Tradition historique oblige (1789, 1871, 1968, etc.), les éruptions populaires françaises font volontiers tiquer à l’étranger. La jaunisse hexagonale serait-elle contagieuse ? Depuis le 17 novembre, une quinzaine de mouvements plus ou moins spontanés et sporadiques (1) ont adopté la chasuble fluo comme signe de ralliement et disent s’inspirer des gilets jaunes pour faire plier leur gouvernement sur des sujets aussi divers que les taxes, le respect des droits humains, le contrôle de l’immigration, le manque de démocratie, etc.
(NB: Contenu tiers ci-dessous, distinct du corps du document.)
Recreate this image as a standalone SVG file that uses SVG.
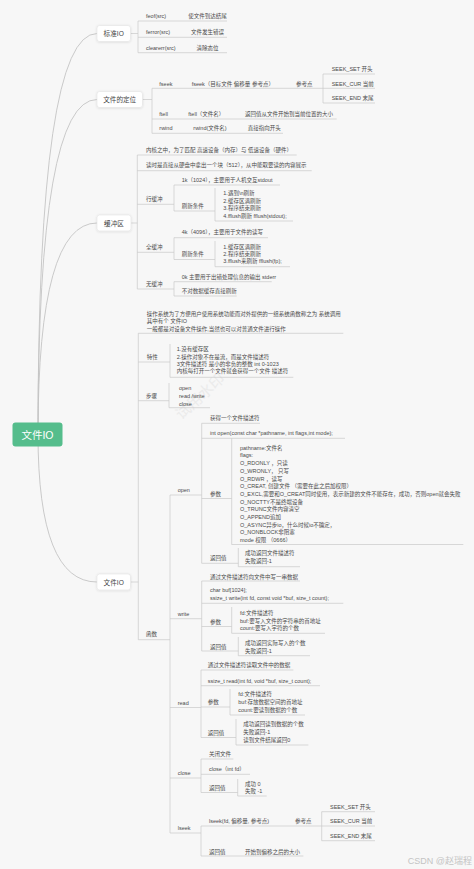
<svg xmlns="http://www.w3.org/2000/svg" width="474" height="869" viewBox="0 0 474 869">
<style>
text{font-family:"Liberation Sans","Noto Sans CJK SC",sans-serif;dominant-baseline:central;fill:#4a4a4a}
.t{font-size:5.5px}
.m{text-anchor:middle}
.l1{font-size:6.6px;text-anchor:middle;fill:#444}
.box{fill:#fff;stroke:#e2e2e2;stroke-width:0.6}
.ln{stroke:#c9c9c9;stroke-width:0.7;fill:none}
.cv{stroke:#c4c4c4;stroke-width:0.9;fill:none}
</style>
<defs>
<filter id="sh" x="-20%" y="-30%" width="140%" height="160%"><feDropShadow dx="0" dy="0.5" stdDeviation="0.8" flood-color="#000" flood-opacity="0.12"/></filter>
</defs>
<rect width="474" height="869" fill="#f7f7f7"/>
<text x="200" y="396" font-size="15" fill="#e8e8e8" style="fill:#ebebeb" transform="rotate(-42 200 396)" text-anchor="middle">试用水印</text>

<g id="connectors">
<path class="cv" d="M38,434 Q38,33.5 97,33.5"/>
<path class="cv" d="M38,434 Q38,99.5 97,99.5"/>
<path class="cv" d="M38,434 Q38,223 97,223"/>
<path class="cv" d="M38,434 Q38,582 97,582"/>
<!-- 标准IO -->
<path class="ln" d="M130.5,33.5H138M138,21V52.7"/>
<!-- 文件的定位 -->
<path class="ln" d="M142.5,99.5H152M152,88.3V133.3M323,74V103"/>
<!-- 缓冲区 -->
<path class="ln" d="M131,223H137.3M137.3,155V289M174,185V211M215,188V221M174,237.7V259.5M215,241V266.7M174,281.7V296"/>
<!-- 文件IO -->
<path class="ln" d="M130.5,582H138.3M138.3,333.3V639.7M170,344V377.3M169,383V407.7M170,495V833"/>
<path class="ln" d="M201.7,423.3V563.3M231.7,438.3V544.5M238.3,548V566.7"/>
<path class="ln" d="M201.7,581V651M231.7,607V633.3M238.3,637V655.7"/>
<path class="ln" d="M201,670V737.5M230,689V715M236,719V745"/>
<path class="ln" d="M201,759V792.5M237.7,779V796"/>
<path class="ln" d="M201,826V856M321.7,811.7V840.7"/>
</g>

<g id="root">
<rect x="12.5" y="422.5" width="50" height="24" rx="3" fill="#55bd8c"/>
<text x="37.5" y="434.5" font-size="10.5" text-anchor="middle" style="fill:#fff">文件IO</text>
</g>

<g id="n-std">
<rect class="box" x="97" y="25.5" width="33.5" height="16" rx="2.5" filter="url(#sh)"/>
<text class="l1" x="113.7" y="33.5">标准IO</text>
</g>
<g id="n-std-children">
<path class="ln" d="M138,21H227M138,37.3H227M138,52.7H227"/>
<text class="t" x="146" y="16">feof(src)</text>
<text class="t m" x="207.5" y="16">使文件到达结尾</text>
<text class="t" x="146" y="32.3">ferror(src)</text>
<text class="t m" x="207.5" y="32.3">文件发生错误</text>
<text class="t" x="146" y="47.7">clearerr(src)</text>
<text class="t m" x="207.5" y="47.7">清除态位</text>
</g>

<g id="n-pos">
<rect class="box" x="97" y="91.5" width="45.5" height="16" rx="2.5" filter="url(#sh)"/>
<text class="l1" x="119.7" y="99.5">文件的定位</text>
</g>
<g id="n-fseek">
<path class="ln" d="M152,88.3H323"/>
<text class="t" x="159.3" y="84">fseek</text>
<text class="t" x="191.7" y="84">fseek（目标文件 偏移量  参考点）</text>
<text class="t" x="296" y="84">参考点</text>
</g>
<g id="n-seek1">
<path class="ln" d="M323,74H375M323,88.3H375M323,103H375"/>
<text class="t" x="331.7" y="69">SEEK_SET  开头</text>
<text class="t" x="331.7" y="84">SEEK_CUR  当前</text>
<text class="t" x="331.7" y="98.3">SEEK_END  末尾</text>
</g>
<g id="n-ftell">
<path class="ln" d="M152,119H336.7"/>
<text class="t" x="159.3" y="114">ftell</text>
<text class="t" x="188.3" y="114">ftell（文件名）</text>
<text class="t" x="245" y="114">返回值从文件开始到当前位置的大小</text>
</g>
<g id="n-rwind">
<path class="ln" d="M152,133.3H283"/>
<text class="t" x="159.3" y="128.3">rwind</text>
<text class="t" x="193.3" y="128.3">rwind(文件名)</text>
<text class="t" x="247.7" y="128.3">直接指向开头</text>
</g>

<g id="n-buf">
<rect class="box" x="97" y="215" width="34" height="16" rx="2.5" filter="url(#sh)"/>
<text class="l1" x="114" y="223">缓冲区</text>
</g>
<g id="n-buf-desc">
<path class="ln" d="M137.3,155H296.7M137.3,170.7H311.7"/>
<text class="t" x="146" y="150">内核之中，为了匹配 高速设备（内存）与 低速设备（硬件）</text>
<text class="t" x="146" y="165">读时是直接从硬盘中拿出一个块（512），从中能取要读的内容展示</text>
</g>
<g id="n-line-buf">
<path class="ln" d="M137.3,204.3H174M174,185H280M174,211H215M215,221H293"/>
<text class="t" x="146" y="199.3">行缓冲</text>
<text class="t" x="181.7" y="180">1k（1024），主要用于人机交互stdout</text>
<text class="t" x="181.7" y="205.7">刷新条件</text>
<text class="t" x="223.3" y="192.8">1.遇到\n刷新</text>
<text class="t" x="223.3" y="200.6">2.缓存区满刷新</text>
<text class="t" x="223.3" y="208.4">3.程序结束刷新</text>
<text class="t" x="223.3" y="216.2">4.fflush刷新   fflush(stdout);</text>
</g>
<g id="n-full-buf">
<path class="ln" d="M137.3,252.3H174M174,237.7H268M174,259.5H215M215,266.7H290"/>
<text class="t" x="146" y="247.3">全缓冲</text>
<text class="t" x="181.7" y="231.7">4k（4096），主要用于文件的读写</text>
<text class="t" x="181.7" y="254.3">刷新条件</text>
<text class="t" x="223.3" y="246.7">1.缓存区满刷新</text>
<text class="t" x="223.3" y="254">2.程序结束刷新</text>
<text class="t" x="223.3" y="261.3">3.fflush来刷新   fflush(fp);</text>
</g>
<g id="n-no-buf">
<path class="ln" d="M137.3,289H174M174,281.7H271.7M174,296H236.7"/>
<text class="t" x="146" y="284.3">无缓冲</text>
<text class="t" x="181.7" y="276.7">0k  主要用于出错处理信息的输出 stderr</text>
<text class="t" x="181.7" y="291">不对数据缓存直接刷新</text>
</g>

<g id="n-fio">
<rect class="box" x="97" y="574" width="33.5" height="16" rx="2.5" filter="url(#sh)"/>
<text class="l1" x="113.7" y="582">文件IO</text>
</g>
<g id="n-fio-desc">
<path class="ln" d="M138.3,333.3H343.3"/>
<text class="t" x="146.7" y="313.5">操作系统为了方便用户使用系统功能而对外提供的一组系统函数称之为 系统调用</text>
<text class="t" x="146.7" y="321">其中有个  文件IO</text>
<text class="t" x="146.7" y="328.5">一般都是对设备文件操作,当然也可以对普通文件进行操作</text>
</g>
<g id="n-feature">
<path class="ln" d="M138.3,362H170M170,377.3H293.3"/>
<text class="t" x="146.7" y="357.3">特性</text>
<text class="t" x="176.7" y="349.3">1.没有缓存区</text>
<text class="t" x="176.7" y="356.5">2.操作对象不在是流，而是文件描述符</text>
<text class="t" x="176.7" y="363.8">3文件描述符   是小的非负的整数 int   0-1023</text>
<text class="t" x="176.7" y="371">内核每打开一个文件就会获得一个文件 描述符</text>
</g>
<g id="n-steps">
<path class="ln" d="M138.3,400.7H169M169,407.7H210"/>
<text class="t" x="146" y="396">步骤</text>
<text class="t" x="179" y="388.3">open</text>
<text class="t" x="179" y="396">read /write</text>
<text class="t" x="179" y="403.5">close</text>
</g>
<g id="n-func">
<path class="ln" d="M138.3,639.7H170"/>
<text class="t" x="146" y="634.3">函数</text>
</g>

<g id="n-open">
<path class="ln" d="M170,495H201.7M201.7,423.3H260M201.7,438.3H345"/>
<text class="t" x="177.7" y="490">open</text>
<text class="t" x="210" y="418.3">获得一个文件描述符</text>
<text class="t" x="210" y="433.3">int open(const char *pathname, int flags,int mode);</text>
</g>
<g id="n-open-param">
<path class="ln" d="M201.7,498.5H231.7M231.7,544.5H463.3"/>
<text class="t" x="210" y="494">参数</text>
<text class="t" x="240" y="447.7">pathname:文件名</text>
<text class="t" x="240" y="455.4">flags:</text>
<text class="t" x="240" y="463.1">O_RDONLY ，只读</text>
<text class="t" x="240" y="470.8">O_WRONLY，  只写</text>
<text class="t" x="240" y="478.5">O_RDWR ，读写</text>
<text class="t" x="240" y="486.2">O_CREAT, 创建文件   （需要在此之后加权限）</text>
<text class="t" x="240" y="493.9">O_EXCL,需要和O_CREAT同时使用，表示新建的文件不能存在，成功，否则open就会失败</text>
<text class="t" x="240" y="501.6">O_NOCTTY不是终端设备</text>
<text class="t" x="240" y="509.3">O_TRUNC文件内容清空</text>
<text class="t" x="240" y="517">O_APPEND追加</text>
<text class="t" x="240" y="524.7">O_ASYNC异步io，什么时候io不确定，</text>
<text class="t" x="240" y="532.4">O_NONBLOCK非阻塞</text>
<text class="t" x="240" y="540.1">mode 权限   （0666）</text>
</g>
<g id="n-open-ret">
<path class="ln" d="M201.7,563.3H238.3M238.3,566.7H300"/>
<text class="t" x="210" y="558.3">返回值</text>
<text class="t" x="245" y="553.3">成功返回文件描述符</text>
<text class="t" x="245" y="560.7">失败返回-1</text>
</g>

<g id="n-write">
<path class="ln" d="M170,618.7H201.7M201.7,581H300M201.7,603.3H343.3"/>
<text class="t" x="177.7" y="614">write</text>
<text class="t" x="210" y="576.7">通过文件描述符向文件中写一串数据</text>
<text class="t" x="210" y="590">char buf[1024];</text>
<text class="t" x="210" y="598.3">ssize_t write(int fd,   const   void *buf, size_t count);</text>
</g>
<g id="n-write-param">
<path class="ln" d="M201.7,626.5H231.7M231.7,633.3H325"/>
<text class="t" x="210" y="621.7">参数</text>
<text class="t" x="240" y="613.3">fd:文件描述符</text>
<text class="t" x="240" y="621">buf:要写入文件的字符串的首地址</text>
<text class="t" x="240" y="628.3">count:要写入字符的个数</text>
</g>
<g id="n-write-ret">
<path class="ln" d="M201.7,651H238.3M238.3,655.7H310"/>
<text class="t" x="210" y="646.7">返回值</text>
<text class="t" x="245" y="642.7">成功返回实际写入的个数</text>
<text class="t" x="245" y="650.7">失败返回-1</text>
</g>

<g id="n-read">
<path class="ln" d="M170,707.5H201M201,670H293.3M201,685.7H320"/>
<text class="t" x="177.7" y="702.7">read</text>
<text class="t" x="207.7" y="665">通过文件描述符读取文件中的数据</text>
<text class="t" x="207.7" y="680.7">ssize_t read(int fd, void *buf, size_t count);</text>
</g>
<g id="n-read-param">
<path class="ln" d="M201,707H230M230,715H305"/>
<text class="t" x="207.7" y="702.3">参数</text>
<text class="t" x="238.3" y="694.3">fd:文件描述符</text>
<text class="t" x="238.3" y="702.3">buf:存放数据空间的首地址</text>
<text class="t" x="238.3" y="710">count:要读到数据的个数</text>
</g>
<g id="n-read-ret">
<path class="ln" d="M201,737.5H236M236,745H308.3"/>
<text class="t" x="207.7" y="732.7">返回值</text>
<text class="t" x="243.3" y="724.3">成功返回读到数据的个数</text>
<text class="t" x="243.3" y="732.3">失败返回-1</text>
<text class="t" x="243.3" y="740">读到文件结尾返回0</text>
</g>

<g id="n-close">
<path class="ln" d="M170,778H201M201,759H233.3M201,774.3H250"/>
<text class="t" x="177.7" y="773.3">close</text>
<text class="t" x="209" y="754.3">关闭文件</text>
<text class="t" x="209" y="769.3">close（int fd）</text>
</g>
<g id="n-close-ret">
<path class="ln" d="M201,792.5H237.7M237.7,796H266.7"/>
<text class="t" x="209" y="787.7">返回值</text>
<text class="t" x="245" y="784">成功 0</text>
<text class="t" x="245" y="791">失败 -1</text>
</g>

<g id="n-lseek">
<path class="ln" d="M170,833H201M201,826H321.7"/>
<text class="t" x="177.7" y="828.3">lseek</text>
<text class="t" x="209" y="821">lseek(fd, 偏移量,   参考点)</text>
<text class="t" x="295" y="821">参考点</text>
</g>
<g id="n-seek2">
<path class="ln" d="M321.7,811.7H375M321.7,826H375M321.7,840.7H375"/>
<text class="t" x="330" y="806.7">SEEK_SET  开头</text>
<text class="t" x="330" y="821">SEEK_CUR  当前</text>
<text class="t" x="330" y="835.7">SEEK_END  末尾</text>
</g>
<g id="n-lseek-ret">
<path class="ln" d="M201,856H303.3"/>
<text class="t" x="209" y="851.7">返回值</text>
<text class="t" x="245" y="851.7">开始到偏移之后的大小</text>
</g>

<text x="472" y="861" font-size="9" text-anchor="end" style="fill:#c4c4c4">CSDN @赵瑞程</text>
</svg>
Guy Taillefer, éditorialiste au quotidien Le Devoir (Québec), élève le débat : qu’une telle poussée de colère survienne en France, pays riche et dont le système de protection sociale est considéré comme l’un des plus poussés au monde, est révélateur de « défis croisés et contradictoires qui empêchent, au Nord comme au Sud, de penser l’avenir avec plus de sérénité : réchauffement climatique, gentrification des villes, précarisation des revenus du travail et puis perte de crédibilité des démocraties libérales sur fond de creusement scandaleux des inégalités ». L’Hindustan Times renchérit avec un surcroît de dramatisation : « Paris brûle et tout le monde devrait avoir peur. » Que de telles violences surviennent en France, « le plus socialiste des pays développés », confirme à l’évidence « que le modèle actuel de l’économie mondiale est dépassé ».

(1) Angleterre, Allemagne, Pays-Bas, Belgique, Portugal, Pologne, Serbie, Bulgarie, Israël, Irak, Égypte, etc.